BST’s announcement that it is working with Supporters Direct on proposals for a community shares scheme for the Trust has raised some eyebrows this week. A bit of background might be useful:
It is well understood that the way football is run has transformed in the last couple of decades, particularly in the higher leagues. The sums of money involved are astronomical and the change has led to many big clubs being owned by businessmen who often know little about the game and who probably care even less about the social importance of the clubs they own or the communities in which they are based. Season ticket prices at a number of Premier League and Championship clubs are already beyond the means of some traditional supporters and so the demographic changes; at the same time, Global TV and sponsorship incomes have, in some instances, relegated supporters to the role of TV extras, required only to create the right atmosphere for a product which is then sold around the world.
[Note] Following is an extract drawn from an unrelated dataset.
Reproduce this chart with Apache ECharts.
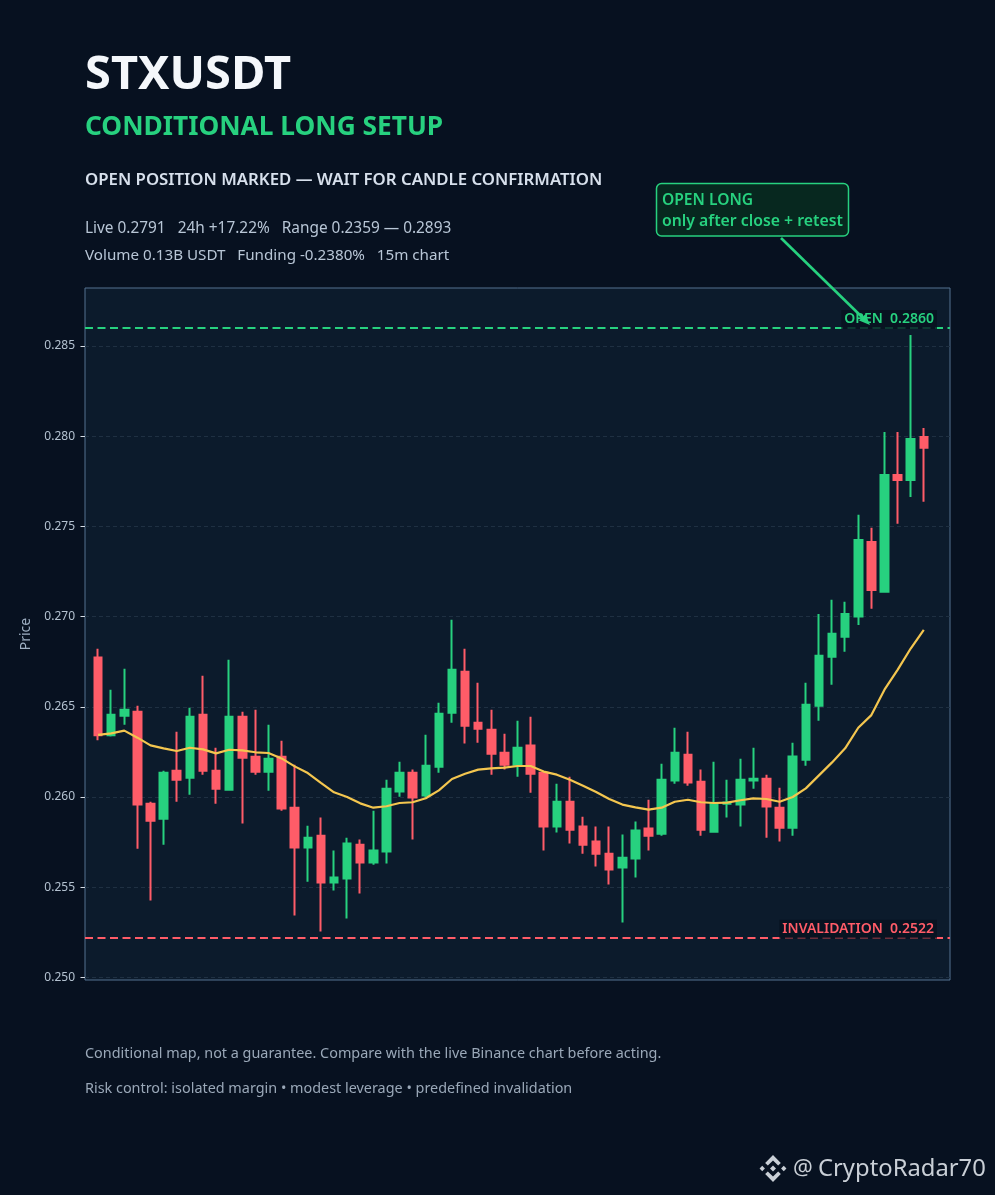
<!DOCTYPE html>
<html><head><meta charset="utf-8">
<style>html,body{margin:0;padding:0;background:#071120}#c{width:995px;height:1195px}</style>
<script src="https://cdn.jsdelivr.net/npm/echarts@6/dist/echarts.min.js"></script>
</head><body><div id="c"></div>
<script>
// Values: [open, close, low, high]
const candles = [
[.26773,.26342,.26314,.26822],[.26342,.26456,.26336,.26594],[.26450,.26484,.26401,.26711],[.26473,.25958,.25714,.26506],
[.25963,.25869,.25426,.25974],[.25880,.26135,.25736,.26146],[.26146,.26096,.25974,.26362],[.26107,.26445,.26013,.26495],
[.26456,.26146,.26124,.26672],[.26146,.26046,.25963,.26273],[.26041,.26445,.26035,.26761],[.26445,.26218,.25853,.26473],
[.26223,.26140,.26124,.26484],[.26140,.26212,.26035,.26401],[.26223,.25936,.25924,.26312],[.25941,.25720,.25343,.26179],
[.25720,.25775,.25531,.25841],[.25786,.25526,.25255,.25886],[.25526,.25554,.25482,.25703],[.25548,.25742,.25327,.25775],
[.25736,.25637,.25465,.25764],[.25637,.25703,.25625,.25924],[.25698,.26046,.25631,.26096],[.26030,.26135,.26002,.26196],
[.26135,.25997,.25764,.26152],[.26008,.26174,.25997,.26345],[.26168,.26462,.26135,.26523],[.26467,.26705,.26412,.26983],
[.26694,.26395,.26296,.26822],[.26412,.26379,.26301,.26633],[.26373,.26240,.26124,.26484],[.26246,.26179,.26152,.26351],
[.26179,.26273,.26113,.26423],[.26285,.26129,.26024,.26445],[.26135,.25836,.25703,.26135],[.25836,.25974,.25803,.26074],
[.25974,.25819,.25742,.26113],[.25836,.25736,.25686,.25891],[.25753,.25686,.25615,.25836],[.25686,.25598,.25515,.25836],
[.25609,.25664,.25304,.25792],[.25659,.25814,.25554,.25864],[.25825,.25786,.25703,.25985],[.25797,.26096,.25786,.26185],
[.26091,.26246,.26074,.26384],[.26235,.26080,.26063,.26362],[.26085,.25819,.25786,.26152],[.25808,.25967,.25803,.26196],
[.25963,.25970,.25886,.26096],[.25958,.26096,.25836,.26212],[.26091,.26101,.26046,.26273],[.26101,.25947,.25775,.26124],
[.25941,.25830,.25753,.26052],[.25830,.26224,.25786,.26301],[.26207,.26511,.26174,.26633],[.26506,.26783,.26423,.27015],
[.26777,.26905,.26622,.27093],[.26888,.27015,.26805,.27082],[.27001,.27425,.26954,.27564],[.27414,.27148,.27043,.27492],
[.27137,.27785,.27132,.28023],[.27785,.27757,.27514,.28023],[.27757,.27984,.27663,.28560],[.27995,.27935,.27636,.28045]
];
const maLine = [
.26344,.26353,.26368,.26329,.26286,.26270,.26255,.26273,.26264,.26242,.26262,.26259,.26248,.26244,.26214,.26170,
.26133,.26078,.26026,.26000,.25965,.25941,.25949,.25967,.25971,.25993,.26037,.26100,.26129,.26152,.26159,.26163,
.26172,.26172,.26141,.26124,.26096,.26063,.26028,.25989,.25958,.25943,.25930,.25941,.25974,.25985,.25971,.25967,
.25969,.25982,.25993,.25989,.25974,.26000,.26048,.26120,.26192,.26270,.26384,.26454,.26595,.26705,.26823,.26927
];
const yTicks = [.250,.255,.260,.265,.270,.275,.280,.285];
const openLevel = 0.2860, invalidationLevel = 0.2522;
const leftPad = 1, rightPad = 2;

const GREEN='#27d17f', RED='#ff5c68', FF='"Noto Sans", sans-serif';
const cats = Array.from({length: leftPad+candles.length+rightPad},(_, i)=>String(i));
const pad = (arr)=>[...Array(leftPad).fill('-'),...arr,...Array(rightPad).fill('-')];

function txt(x,y,text,size,color,weight){
  return {type:'text',x,y,silent:true,z:50,style:{text,x:0,y:0,fill:color,font:`${weight||'normal'} ${size}px ${FF}`,textVerticalAlign:'middle',textBaseline:'middle'}};
}
function levelLine(value,color,label){
  return {
    silent:true,symbol:'none',animation:false,precision:4,
    lineStyle:{color,width:2,type:[8,4.5],opacity:1},
    label:{show:true,formatter:label,position:'insideEndTop',color,fontFamily:FF,fontWeight:600,fontSize:14,
      backgroundColor:'rgba(7,17,31,0.8)',padding:[2,3,3,3],distance:[13,-1]},
    data:[{yAxis:value}]
  };
}
const chart = echarts.init(document.getElementById('c'),null,{renderer:'canvas'});
chart.setOption({
  animation:false,
  backgroundColor:'#071120',
  grid:{left:85,right:45,top:288,bottom:215,show:true,backgroundColor:'#0c1b2c',borderColor:'#557390',borderWidth:1},
  xAxis:{type:'category',data:cats,boundaryGap:false,axisLine:{show:false},axisTick:{show:false},axisLabel:{show:false},splitLine:{show:false}},
  yAxis:{type:'value',scale:true,min:0.24986,max:0.28821,name:'Price',nameLocation:'middle',nameGap:49,
    nameTextStyle:{color:'#9fb0c3',fontFamily:FF,fontSize:14},
    axisLine:{show:false},
    axisTick:{show:true,length:4.5,lineStyle:{color:'#d5dde6',width:1},customValues:yTicks},
    axisLabel:{color:'#b4c2d0',fontFamily:FF,fontSize:12,margin:10,customValues:yTicks,formatter:v=>v.toFixed(3)},
    splitLine:{show:true,lineStyle:{color:'#1f3042',width:1,type:[4,3]}}
  },
  series:[
    {type:'candlestick',data:pad(candles),barWidth:8,z:3,
      itemStyle:{color:GREEN,color0:RED,borderColor:GREEN,borderColor0:RED,borderWidth:2},
      markLine:levelLine(openLevel,GREEN,'OPEN  0.2860')},
    {type:'line',data:pad(maLine),showSymbol:false,symbol:'none',smooth:false,z:4,connectNulls:false,
      lineStyle:{color:'#f4c64f',width:2.2},itemStyle:{color:'#f4c64f'},
      markLine:levelLine(invalidationLevel,RED,'INVALIDATION  0.2522')}
  ],
  graphic:[
    txt(85,76,'STXUSDT',47,'#f4f7fb','bold'),
    txt(85,128,'CONDITIONAL LONG SETUP',26.3,GREEN,'bold'),
    txt(85,180,'OPEN POSITION MARKED — WAIT FOR CANDLE CONFIRMATION',16.8,'#d7e0ec','600'),
    txt(85,229,'Live 0.2791   24h +17.22%   Range 0.2359 — 0.2893',15.4,'#b8c6d6'),
    txt(85,256,'Volume 0.13B USDT   Funding -0.2380%   15m chart',15.2,'#b8c6d6'),
    txt(85,1054,'Conditional map, not a guarantee. Compare with the live Binance chart before acting.',14.4,'#9aa8b8'),
    txt(85,1089,'Risk control: isolated margin • modest leverage • predefined invalidation',14.4,'#9aa8b8'),
    {type:'rect',shape:{x:656.5,y:183.5,width:192,height:52.5,r:5},z:40,style:{fill:'#07281f',stroke:GREEN,lineWidth:1.5}},
    txt(662,200.5,'OPEN LONG',15.6,GREEN,'600'),
    txt(662,221.5,'only after close + retest',15.8,GREEN,'600'),
    {type:'line',shape:{x1:781,y1:238,x2:865,y2:320},z:60,style:{stroke:GREEN,lineWidth:2.6}},
    {type:'polygon',shape:{points:[[870,325],[859,320.5],[865.5,314]]},z:60,style:{fill:GREEN}},
    {type:'group',x:773,y:1168.5,z:60,silent:true,scaleX:1.12,scaleY:1.12,children:[
      {type:'polygon',shape:{points:[[0,-12],[7,-5],[4.6,-2.6],[0,-7.2],[-4.6,-2.6],[-7,-5]]},style:{fill:'#c9cfd6'}},
      {type:'polygon',shape:{points:[[0,12],[7,5],[4.6,2.6],[0,7.2],[-4.6,2.6],[-7,5]]},style:{fill:'#c9cfd6'}},
      {type:'polygon',shape:{points:[[0,-2.7],[2.7,0],[0,2.7],[-2.7,0]]},style:{fill:'#c9cfd6'}},
      {type:'polygon',shape:{points:[[-9.6,-2.4],[-7.2,0],[-9.6,2.4],[-12,0]]},style:{fill:'#c9cfd6'}},
      {type:'polygon',shape:{points:[[9.6,-2.4],[12,0],[9.6,2.4],[7.2,0]]},style:{fill:'#c9cfd6'}}
    ]},
    txt(793,1169,'@',22,'#c9cfd6'),
    txt(818,1169,'CryptoRadar70',23.8,'#c9cfd6')
  ]
});
</script></body></html>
Thus the ‘playing-field’ becomes progressively skewed. Our game appears to be moving further away from where we, the fans, would like it to be and the supposed guardians of that game, the football authorities, seem to have lost the ability or the will to respond effectively on our behalf to the warping caused by these commercial pressures. If the trend is not halted, it will be to the detriment of the majority of ordinary clubs in communities like ours. It needs to be remembered that football was built upon fan loyalty and without the fans the whole structure is not just hollow, it is unsustainable. Fan involvement in the administration of the game is key to the future.
Therefore the Trust will continue to press through the Fans Not Numbers campaign for regulatory reform of English football and for greater involvement by supporters in the running of football in this country – that means greater fan representation in the hierarchy of the FA and on the boards of individual football clubs. All clubs deserve to be both regarded and safeguarded as ‘the peoples’ clubs’ because they are by rights community assets and not mere businesses.
The decision by BST this week to announce it is working towards a community share initiative has been prompted by a desire to ensure that the supporters of Blackpool FC are ready and able to act when an opportunity for investment in our club and our community should arise. We believe that a community share scheme, run in strict accordance with ethical guidelines, will offer the best way for any club’s supporters to have a real chance of being involved in helping to shape the future. It is probably unrealistic to expect that such a scheme would result in outright fan ownership of the football club, but a 10% or 20% shareholding underpinned by a shareholder agreement with other investors could be a realistic objective. FC United raised £2m in this way and Pompey £2.5m.
There are more details to be determined before a formal proposal is launched, and the rate at which Blackpool FC moves towards a change of ownership may mean the Trust opts for a pledge or pre-share offer in the interim - the basic idea being that those supporters who are willing and able to do so can pledge money to BST for conversion to community shares. The only qualification is that you have to be a member of BST first. You can join online at www.blackpoolsupporterstrust.com. A community share scheme, once accredited, would then be utilised for the specific project detailed in the proposal – which may be the purchasing shares in Blackpool FC, because it is to be hoped that whoever comes in and buys our football club will see the value of the Trust holding a financial stake in the club on behalf of the fans. When that opportunity presents itself, the community share initiative means that we will be ready.